I’m not supposed to be nervous about the first day.
A couple of weeks ago, I told six hundred or so adults in Oak Park, IL that the first day doesn’t matter. I said it was the second day and beyond that ultimately determine a teacher’s effectiveness. But this first day is different. It’s not just my 12th First Day of class as a teacher. It’s my first as a parent. Alejandro’s going to Pre-kindergarten, and I don’t know what to do with myself. I’ve been sipping teas and scrolling through inordinate amounts of inspirational posters, distracting myself from feeling every knot I have tied in my stomach.
Those of you who read my book know that I hurled my first First Day of school in pre-k, and I still can’t live down the imagery. I had so many high hopes for coolness. I still hold high hopes today that I’ll be one of the cool kids. Until then, I’d love for Alejandro to have a much better head start.
Because we made the choice we did for our child, we also recognized the challenges that come with said decision. Even though Mayor Bill de Blasio touts accomplished educators and well-structured Pre-K programs, allow me a bit of time to doubt because, even with the plethora of structures, there is humanity. Ale will have to encounter adults and children who don’t know him. They won’t know that he can read a book on his own. They won’t know he has an affinity for Thomas the Train. They won’t know how he skipped crawling and jumped right into walking. They will look at me and question how he came out lighter in complexion, then make determinations based on this “new information.”
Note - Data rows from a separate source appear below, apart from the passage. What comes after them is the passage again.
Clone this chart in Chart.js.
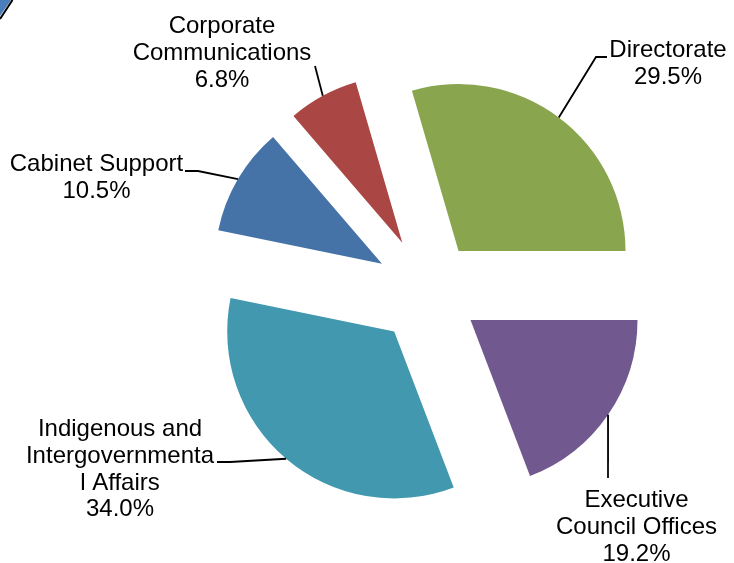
<!DOCTYPE html>
<html>
<head>
<meta charset="utf-8">
<script src="https://cdn.jsdelivr.net/npm/chart.js@4"></script>
<style>
  html, body { margin: 0; padding: 0; background: #fff; }
  #wrap { position: relative; width: 734px; height: 563px; }
  #corner { position: absolute; left: 0; top: 0; z-index: 2; }
</style>
</head>
<body>
<div id="wrap">
  <svg id="corner" width="20" height="22">
    <polygon points="0,0 11,0 0,16" fill="#4a7ebb"/>
    <line x1="12.5" y1="0" x2="0" y2="19" stroke="#000" stroke-width="2"/>
  </svg>
  <canvas id="pie"></canvas>
</div>
<script>
// ── Data ─────────────────────────────────────────────────────────────────────
// order runs clockwise from 3 o'clock
const categories = [
  'Executive Council Offices',
  'Indigenous and Intergovernmental Affairs',
  'Cabinet Support',
  'Corporate Communications',
  'Directorate',
]
const shares = [19.2, 34.0, 10.5, 6.8, 29.5]
// label text as wrapped in the original (percent line added below)
const labelLines = [
  ['Executive', 'Council Offices'],
  ['Indigenous and', 'Intergovernmenta', 'l Affairs'],
  ['Cabinet Support'],
  ['Corporate', 'Communications'],
  ['Directorate'],
]
const colors = ['#71588f', '#4198af', '#4572a7', '#aa4643', '#89a54e']

// ── Layout ───────────────────────────────────────────────────────────────────
const RADIUS  = 167
const EXPLODE = [51, 53, 54, 55, 50]
const FONT    = '24px "Liberation Sans", Arial, sans-serif'
const LINE_H  = 26.8
// [center x, first baseline y] of each label block
const labelPos = [[636.5, 507], [120, 436], [96.5, 171], [222, 33], [668, 57]]
// leader line points on the text side, ending at the slice edge
const leaderFrom = [
  [[608, 478]],
  [[217, 462], [230, 462]],
  [[185, 171], [198, 171]],
  [[315, 66]],
  [[607, 57], [596, 57]],
]

// ── Plugins ──────────────────────────────────────────────────────────────────
const explodePlugin = {
  id: 'explode',
  beforeDatasetDraw(chart, args) {
    const ctx = chart.ctx
    args.meta.data.forEach((arc, i) => {
      const mid = (arc.startAngle + arc.endAngle) / 2
      ctx.save()
      ctx.translate(Math.cos(mid) * EXPLODE[i], Math.sin(mid) * EXPLODE[i])
      arc.draw(ctx, chart.chartArea)
      ctx.restore()
    })
    return false
  },
}

const labelPlugin = {
  id: 'sliceLabels',
  afterDraw(chart) {
    const ctx = chart.ctx
    const arcs = chart.getDatasetMeta(0).data
    ctx.save()
    ctx.strokeStyle = '#000'
    ctx.lineWidth = 1.8
    arcs.forEach((arc, i) => {
      const mid = (arc.startAngle + arc.endAngle) / 2
      const r = arc.outerRadius + EXPLODE[i]
      const pts = leaderFrom[i]
      ctx.beginPath()
      ctx.moveTo(pts[0][0], pts[0][1])
      pts.slice(1).forEach(p => ctx.lineTo(p[0], p[1]))
      ctx.lineTo(arc.x + Math.cos(mid) * r, arc.y + Math.sin(mid) * r)
      ctx.stroke()
    })
    ctx.fillStyle = '#000'
    ctx.font = FONT
    ctx.textAlign = 'center'
    ctx.textBaseline = 'alphabetic'
    labelLines.forEach((lines, i) => {
      const all = [...lines, shares[i].toFixed(1) + '%']
      const [x, y] = labelPos[i]
      all.forEach((t, k) => ctx.fillText(t, x, y + k * LINE_H))
    })
    ctx.restore()
  },
}

// ── Chart ────────────────────────────────────────────────────────────────────
new Chart(document.getElementById('pie'), {
  type: 'pie',
  data: {
    labels: categories,
    datasets: [{
      data: shares,
      backgroundColor: colors,
      borderWidth: 0,
    }],
  },
  options: {
    responsive: true,
    maintainAspectRatio: false,
    animation: false,
    events: [],
    rotation: 90,
    radius: RADIUS,
    layout: { padding: { left: 123, top: 19, right: 0, bottom: 0 } },
    plugins: {
      legend: { display: false },
      tooltip: { enabled: false },
    },
  },
  plugins: [explodePlugin, labelPlugin],
})
</script>
</body>
</html>
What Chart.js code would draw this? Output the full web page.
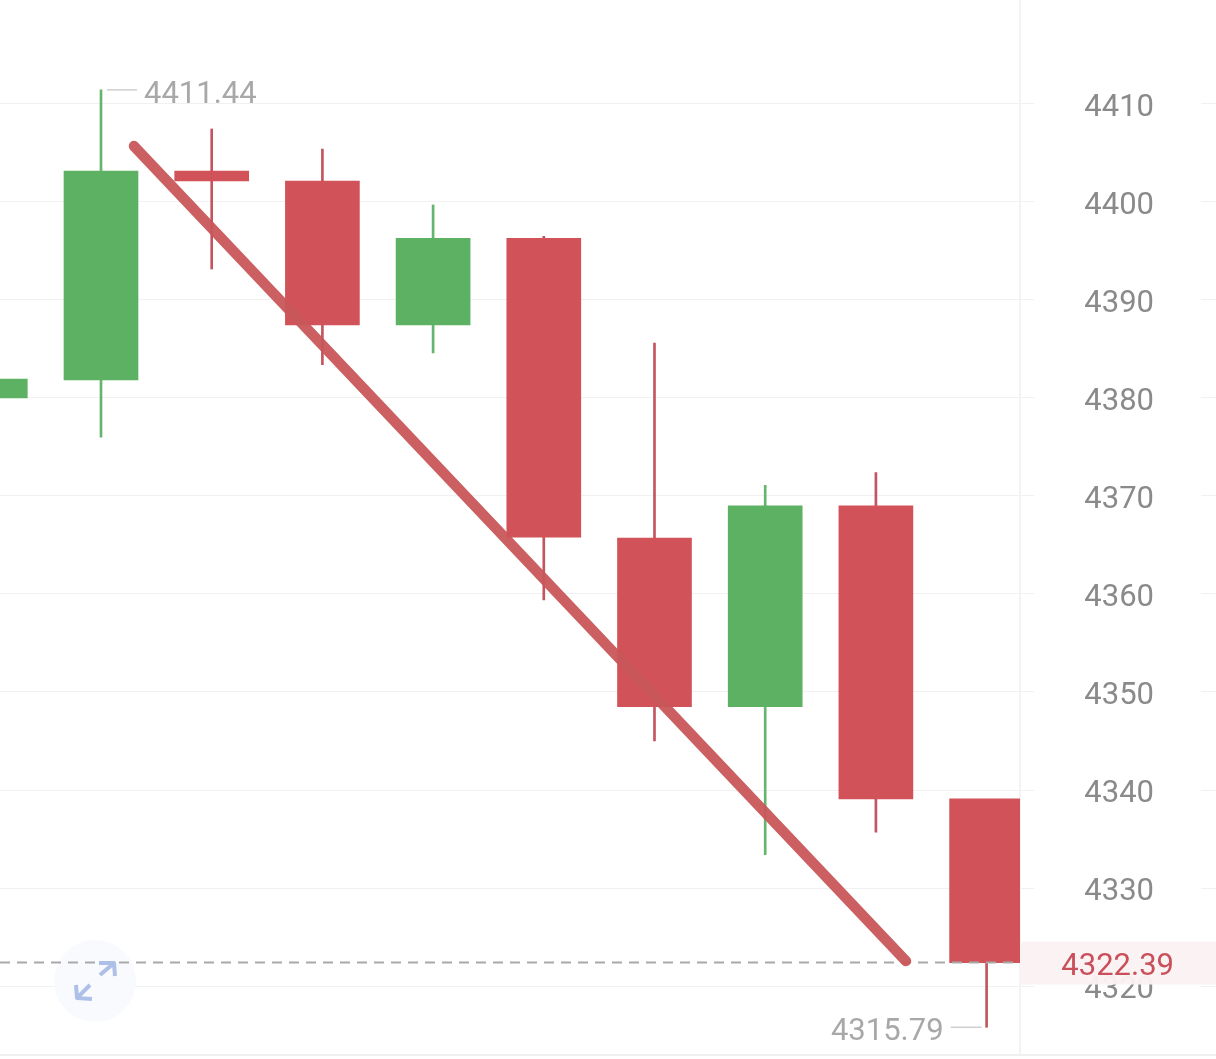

They may say that they’ll treat them like their own children, but how do I know how they treat their children?
As a teacher, I’m accustomed to doubt. I’ve had hundreds of New York City’s children in my rooms at different stages of my career, each more stories than the last. I try to call all of my students’ houses in September. I send home letters. I make good impressions with students, who in turn tell their parents all about me. I do my best to teach according to the students’ needs. I’m humble enough to have a bad day. I tell parents regularly that it’s an honor and pleasure to be at their service.
I’m a human being, but I’m super-human if and when the students need. Because other humans entrusted their children to mine.
I confess that part of the nervousness stems from not wanting him to grow up so quickly. I’m fighting this as we speak. I want him to be a child and experience childhood the way I didn’t get to. I aged too quickly. I was 45 by my 21st birthday. The teacher in me is telling the parent in me to not to castigate my son for my own trepidations, to trust the pedagogues, to do unto other teachers as I’d like parents to do unto me.
That too takes time.
We, the parent and the teacher in me, agree with less homework and more play. We agree that we care about the socioemotional well-being of our child because we can take care of the academic as well as any of his teachers can. We agree that we don’t need to hear too often from the teacher. A note every two weeks would be nice for a pre-kindergartener. We also agree that we don’t want Ale being treated better than other children because his parents are veteran educators who have multiple ways to give feedback, and at multiple levels.
We also agree that, should our son be treated unfairly, hell hath no fury like ours.
But that’s for another time. I swam in this range of emotions to prepare myself for the year, both as teacher and as parent. I’ll be there for the first day for Ale and my new as-yet-to-be-named students. I’ve seen how this system develops callous souls for our children of color. Ale’s house has enough love that he doesn’t need more of it per se, but I hope the adults along the way know that we’re empowered not by the knowledge of the system, but by our love for him.
This first parent-teacher conference is going better than I thought.